Green memorial – haibun for dVerse.

We took the quieter path through the trees. It runs alongside an old canal, a memorial in itself to local people who carved it out of the steep hillside. We walked the old towpath – single person narrow – above the river and beside the canal itself, empty of water, but full of nettles, red campion, dog’s mercury. We stopped to read the names carved into the bark of a beech tree – Layla 7 years old Jack 4 years old. We wondered who they were; worked out they might be in their thirties now, with children of their own. We wondered who had carved this green memorial, and why. The beech tree kept its secret, even though the leaves were whispering all around us.

trees are green guardsmen

river water slow and silent

time blurs all our names.

I went on a poetry walking workshop on Sunday, with Chris from Poetry Pin. We walked, wrote poems, and pinned them to a virtual map, so that future poetry lovers can read them in the place they were written. Along the way we found a beech tree with these names carved into the bark. We wrote a poem there, so if you’re ever on the Tarka Trail, you can read it and connect with us on a wet Sunday in May.

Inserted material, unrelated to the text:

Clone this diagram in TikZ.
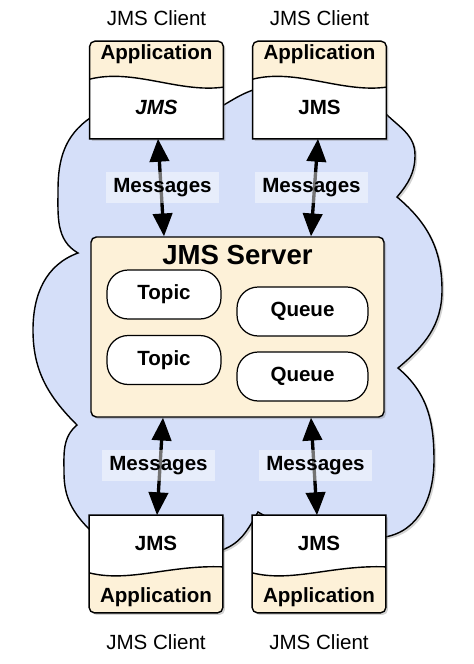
\documentclass[tikz,border=0pt]{standalone}
\usepackage{fontspec}
\setmainfont{Liberation Sans}
\usepackage{tikz}
\usetikzlibrary{positioning,calc,arrows.meta,shadows}

\definecolor{cloudblue}{RGB}{213,223,249}
\definecolor{appcream}{RGB}{253,241,216}

\begin{document}
\begin{tikzpicture}[x=0.02cm,y=0.02cm,>={Triangle[width=11pt,length=13pt]},
    every node/.style={font=\fontsize{11.7}{14}\selectfont\bfseries},
    frame/.style={minimum width=2.66cm, minimum height=1.94cm, inner sep=0pt},
    boxshadow/.style={drop shadow={shadow xshift=1.2pt,shadow yshift=-1.2pt,opacity=0.35}},
    pill/.style={draw, fill=white, line width=0.7pt, rounded corners=12pt, minimum height=0.98cm},
    msglabel/.style={fill=white, fill opacity=0.45, text opacity=1, minimum width=2.26cm, minimum height=0.62cm},
    msgarrow/.style={<->, line width=1.9pt},
    clientlabel/.style={font=\fontsize{11.7}{14}\selectfont}]
    \useasboundingbox (0,0) rectangle (474,-664);

    % the cloud (parts of it run behind the client boxes)
    \draw[fill=cloudblue, line width=0.8pt, boxshadow]
        (90,-118) to[out=215,in=90] (58,-190) to[out=-90,in=150] (78,-253)
        to[out=200,in=90] (33,-330) to[out=-90,in=135] (77,-425)
        to[out=220,in=90] (64,-473) to[out=-90,in=135] (90,-530)
        to[out=-45,in=180] (150,-560) to[out=0,in=200] (222,-550)
        to[out=20,in=240] (258,-512) to[out=-30,in=190] (385,-537)
        to[out=10,in=-90] (434,-460) to[out=90,in=-40] (398,-368)
        to[out=40,in=-90] (442,-290) to[out=90,in=-40] (397,-197)
        to[out=50,in=-90] (415,-155) to[out=90,in=-45] (385,-113)
        to[out=150,in=20] (253,-90) to[out=200,in=30] (222,-106)
        to[out=160,in=0] (156,-80) to[out=180,in=45] (90,-118) -- cycle;

    % client boxes
    \node[frame] (tl) at (156.5,-90) {};
    \node[frame] (tr) at (319.5,-90) {};
    \node[frame] (bl) at (156,-564) {};
    \node[frame] (br) at (319,-564) {};

    \foreach \c in {tl,tr} {
      \fill[white, boxshadow] (\c.south west) -- ([yshift=-3pt]\c.north west)
          arc[start angle=180,end angle=90,radius=3pt] -- ([xshift=-3pt]\c.north east)
          arc[start angle=90,end angle=0,radius=3pt] -- (\c.south east) -- cycle;
      \fill[appcream] ([yshift=-3pt]\c.north west)
          arc[start angle=180,end angle=90,radius=3pt] -- ([xshift=-3pt]\c.north east)
          arc[start angle=90,end angle=0,radius=3pt] -- ($(\c.north east)+(0,-46)$)
          .. controls ($(\c.north west)+(89,-52)$) and ($(\c.north west)+(44,-27)$) .. ($(\c.north west)+(0,-38)$) -- cycle;
      \draw[line width=0.8pt] ($(\c.north west)+(0,-38)$)
          .. controls ($(\c.north west)+(44,-27)$) and ($(\c.north west)+(89,-52)$) .. ($(\c.north east)+(0,-46)$);
      \draw[line width=0.8pt] (\c.south west) -- ([yshift=-3pt]\c.north west)
          arc[start angle=180,end angle=90,radius=3pt] -- ([xshift=-3pt]\c.north east)
          arc[start angle=90,end angle=0,radius=3pt] -- (\c.south east) -- cycle;
    }
    \foreach \c in {bl,br} {
      \fill[white, boxshadow] (\c.north west) -- ([yshift=3pt]\c.south west)
          arc[start angle=180,end angle=270,radius=3pt] -- ([xshift=-3pt]\c.south east)
          arc[start angle=270,end angle=360,radius=3pt] -- (\c.north east) -- cycle;
      \fill[appcream] ([yshift=3pt]\c.south west)
          arc[start angle=180,end angle=270,radius=3pt] -- ([xshift=-3pt]\c.south east)
          arc[start angle=270,end angle=360,radius=3pt] -- ($(\c.south east)+(0,46)$)
          .. controls ($(\c.south west)+(80,48)$) and ($(\c.south west)+(40,30)$) .. ($(\c.south west)+(0,40)$) -- cycle;
      \draw[line width=0.8pt] ($(\c.south west)+(0,40)$)
          .. controls ($(\c.south west)+(40,30)$) and ($(\c.south west)+(80,48)$) .. ($(\c.south east)+(0,46)$);
      \draw[line width=0.8pt] (\c.north west) -- ([yshift=3pt]\c.south west)
          arc[start angle=180,end angle=270,radius=3pt] -- ([xshift=-3pt]\c.south east)
          arc[start angle=270,end angle=360,radius=3pt] -- (\c.north east) -- cycle;
    }

    \node (tlapp) at ($(tl.north)+(0,-13)$) {Application};
    \node (tljms) at ($(tl.north)+(0,-66)$) {\itshape JMS};
    \node (trapp) at ($(tr.north)+(0,-13)$) {Application};
    \node (trjms) at ($(tr.north)+(0,-66)$) {JMS};
    \node (bljms) at ($(bl.north)+(0,-28)$) {JMS};
    \node (blapp) at ($(bl.south)+(0,16)$) {Application};
    \node (brjms) at ($(br.north)+(0,-28)$) {JMS};
    \node (brapp) at ($(br.south)+(0,16)$) {Application};

    \node[clientlabel] (tlname) at ($(tl.north)+(0,23)$) {JMS Client};
    \node[clientlabel] (trname) at ($(tr.north)+(0,23)$) {JMS Client};
    \node[clientlabel] (blname) at ($(bl.south)+(0,-29)$) {JMS Client};
    \node[clientlabel] (brname) at ($(br.south)+(0,-29)$) {JMS Client};

    % server
    \node[draw, fill=appcream, line width=0.8pt, rounded corners=3pt, boxshadow,
          minimum width=5.86cm, minimum height=3.6cm] (srv) at (237.5,-327) {};
    \node[font=\fontsize{15.7}{18}\selectfont\bfseries] (srvtitle) at ($(srv.north)+(0,-19)$) {JMS Server};
    \node[pill, minimum width=2.28cm] (topic1) at (164,-294.5) {Topic};
    \node[pill, minimum width=2.28cm] (topic2) at (164,-360) {Topic};
    \node[pill, minimum width=2.62cm] (queue1) at (302.5,-311.5) {Queue};
    \node[pill, minimum width=2.62cm] (queue2) at (302.5,-376.5) {Queue};

    % arrows, then the labels over them
    \draw[msgarrow] ($(tl.south)+(1.5,0)$) -- ($(srv.north)+(-73.5,0)$);
    \draw[msgarrow] ($(tr.south)+(-1.5,0)$) -- ($(srv.north)+(73.5,0)$);
    \draw[msgarrow] ($(srv.south)+(-74.5,0)$) -- ($(bl.north)+(1,0)$);
    \draw[msgarrow] ($(srv.south)+(73.5,0)$) -- ($(br.north)+(-2,0)$);

    \node[msglabel] (msgtl) at (162.5,-187.5) {Messages};
    \node[msglabel] (msgtr) at (311.5,-187.5) {Messages};
    \node[msglabel] (msgbl) at (158.5,-465.5) {Messages};
    \node[msglabel] (msgbr) at (315.5,-465.5) {Messages};
\end{tikzpicture}
\end{document}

This haibun commemorates that walk. It’s a memorial of a memorial, maybe. It’s written for Frank, who is hosting haibun night at dVerse tonight. It’s Veterans’ Day in the States, and we are asked to write about memorials.

18 thoughts on “Green memorial – haibun for dVerse.

  1. I have been very impressed with the creative memorial poems encountered out here on the trail. I have carved my name on several guardsmen in the deep Washington state forests.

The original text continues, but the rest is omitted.